Sousa's debut at the World Para Swimming Championships took place in the 2019 edition, held in London, United Kingdom, where she won a silver medal in the 4 × 100 m freestyle relay, 49 points, as part of a team also formed by Wendell Belarmino, Carolina Santiago and Carlos Farrenberg. They finished with a time of 3:53:17 and set a new record for the Americas. Sousa herself also finished in 6th place in the 100m freestyle (S12) and 8th place in the 50m freestyle (S12).

At the 2020 Summer Paralympics, held between August and September 2021 in Tokyo, Sousa won the silver medal in the mixed 4 × 100 m freestyle relay 49 points, having formed a team with Wendell Belarmino, Douglas Matera and Carolina Santiago. They recorded a time of 3:54:95.
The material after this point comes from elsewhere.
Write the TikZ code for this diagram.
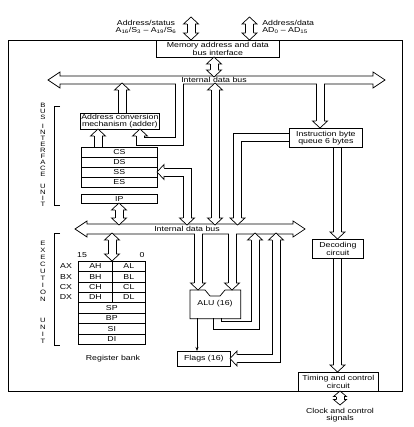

In June 2022, at the World Para Swimming Championships held in Madeira, Portugal, Sousa won bronze in the 50-metre freestyle class S12. She secured gold in the 4 × 100 m medley relay 49 points forming a team with Carolina Santiago, José Luíz Perdigão and Guilherme Batista, where they clocked a time of 4:33:30, just 22 hundredths ahead of the second-placed team, Spain. In the 4 × 100 m mixed freestyle relay 49 points, she formed a team with Matheus Rheine, Douglas Matera and Carolina Santiago, and was, again, a gold medalist with a time of 3:54:26. In addition, she finished 4th in the 100-metre butterfly, 5th in the 100-metre freestyle and 8th in the 100-metre butterfly S13. In the 2023 edition of the world championship, held in Manchester, United Kingdom, Sousa won the bronze medal in the 100-metre freestyle with a time of 1:01:54. She competed in the 4×100 freestyle mixed relay 49 points alongside Carolina Santiago, Matheus Rheine and Douglas Matera. They recorded a time of 3:56:03 and won gold.